5.1. Task Automation
What is task automation?
Task automation refers to the process of automating repetitive and manual command-line tasks using software tools. This enables tasks to be performed with minimal human intervention, increasing efficiency and accuracy. A common example of task automation in software development is the use of make
, a utility that automates the execution of predefined tasks like configure
, build
, and install
within a project repository. By executing a simple command:
make configure build install
developers can streamline the compilation and installation process of software projects, saving time and reducing the likelihood of errors.
Why do you need task automation?
Task automation is essential for several reasons:
- Don't repeat yourself: Automating tasks helps in avoiding the repetition of similar tasks, ensuring that you spend your time on tasks that require your unique skills and insights.
- Share common actions: It enables teams to share a common set of tasks, ensuring consistency and reliability across different environments and among different team members.
- Avoid typing mistakes: Automation reduces the chances of errors that can occur when manually typing commands or performing repetitive tasks, leading to more reliable outcomes.
Embracing task automation is a step towards improving efficiency for programmers. The initial effort in setting up automation pays off by saving time and reducing errors, making it a valuable practice in software development.
Which tools should you use to automate your tasks?
While Make
is a ubiquitous and powerful tool for task automation, its syntax can be challenging due to its use of unique symbols (e.g., $*, $%, :=, ...) and strict formatting rules, such as the requirement for tabs instead of spaces. This complexity can make Make
intimidating for newcomers.
For those seeking a more approachable alternative, PyInvoke
offers a simpler, Python-based syntax for defining and running tasks. Here is an example showcasing how to build a Python package (wheel file) using PyInvoke:
"""Package tasks for pyinvoke."""
from invoke.context import Context
from invoke.tasks import task
from . import cleans
BUILD_FORMAT = "wheel"
@task(pre=[cleans.dist])
def build(ctx: Context, format: str = BUILD_FORMAT) -> None:
"""Build a python package with the given format."""
ctx.run(f"poetry build --format={format}")
@task(pre=[build], default=True)
def all(_: Context) -> None:
"""Run all package tasks."""
This example illustrates how tasks can be easily defined and automated using Python, making it accessible for those already familiar with the language. Developers can then execute the task from their terminal:
# execute the build task
inv build
How can you configure your task automation system?
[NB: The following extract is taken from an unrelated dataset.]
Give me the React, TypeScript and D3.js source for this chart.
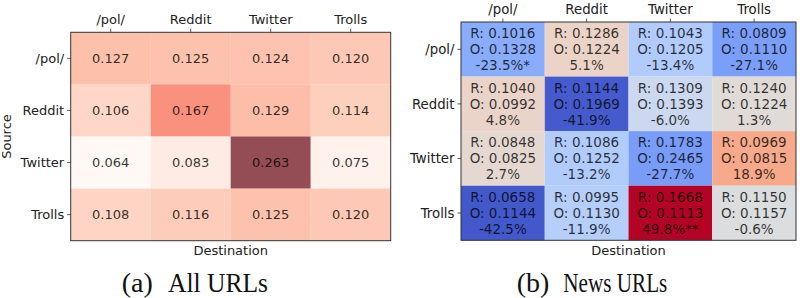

Configuring your task automation system with PyInvoke is straightforward. It can be installed as a Python dependency through:
poetry add -G dev invoke
Then, to configure PyInvoke for your project, create an invoke.yaml
file in your repository:
run:
echo: true
project:
name: bikes
This configuration file allows you to define general settings under run
and project-specific variables under project
. Detailed documentation and more configuration options can be found on PyInvoke's website.
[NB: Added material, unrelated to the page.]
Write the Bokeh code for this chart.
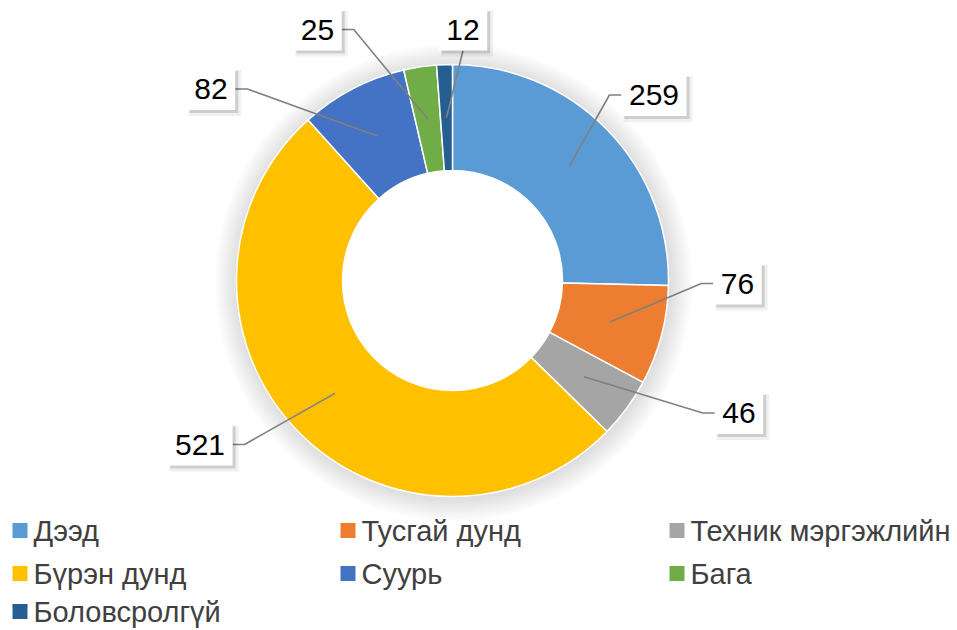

How should you organize your tasks in your project folder?
For an MLOps project, it's advisable to organize tasks into categories and place them within a tasks/
directory at the root of your repository. This directory can include files for different task categories such as cleaning, commits, container management, and more. Here's an example structure:
- tasks
- tasks/__init__.py
- tasks/checks.py
- tasks/cleans.py
- tasks/commits.py
- tasks/containers.py
- tasks/dags.py
- tasks/docs.py
- tasks/formats.py
- tasks/installs.py
- tasks/mlflow.py
- tasks/packages.py
In the tasks/__init__.py
file, you should import and add all task modules to a collection:
"""Task collections for the project."""
from invoke import Collection
from . import checks, cleans, commits, containers, dags, docs, formats, installs, mlflow, packages
ns = Collection()
ns.add_collection(checks)
ns.add_collection(cleans)
ns.add_collection(commits)
ns.add_collection(containers)
ns.add_collection(dags, default=True)
ns.add_collection(docs)
ns.add_collection(formats)
ns.add_collection(installs)
ns.add_collection(mlflow)
ns.add_collection(packages)
Each module, like checks
, can define multiple tasks. For example:
"""Check tasks for pyinvoke."""
from invoke.context import Context
from invoke.tasks import task
@task
def poetry(ctx: Context) -> None:
"""Check poetry config files."""
ctx.run("poetry check --lock")
@task
def format(ctx: Context) -> None:
"""Check the formats with ruff."""
ctx.run("poetry run ruff format --check src/ tasks/ tests/")
@task
def type(ctx: Context) -> None:
"""Check the types with mypy."""
ctx.run("poetry run mypy src/ tasks/ tests/")
@task
def code(ctx: Context) -> None:
"""Check the codes with ruff."""
ctx.run("poetry run ruff check src/ tasks/ tests/")
@task
def test(ctx: Context) -> None:
"""Check the tests with pytest."""
ctx.run("poetry run pytest --numprocesses='auto' tests/")
@task
def security(ctx: Context) -> None:
"""Check the security with bandit."""
ctx.run("poetry run bandit --recursive --configfile=pyproject.toml src/")
@task
def coverage(ctx: Context) -> None:
"""Check the coverage with coverage."""
ctx.run("poetry run pytest --numprocesses='auto' --cov=src/ --cov-fail-under=80 tests/")
@task(pre=[poetry, format, type, code, security, coverage], default=True)
def all(_: Context) -> None:
"""Run all check tasks."""
These tasks can then be invoked from the command line as needed, providing a structured and efficient way to manage and execute project-related tasks.
# run the code checker
inv checks.code
# run the code and format checker
inv checks.code checks.format
# run all the check tasks in the module
inv checks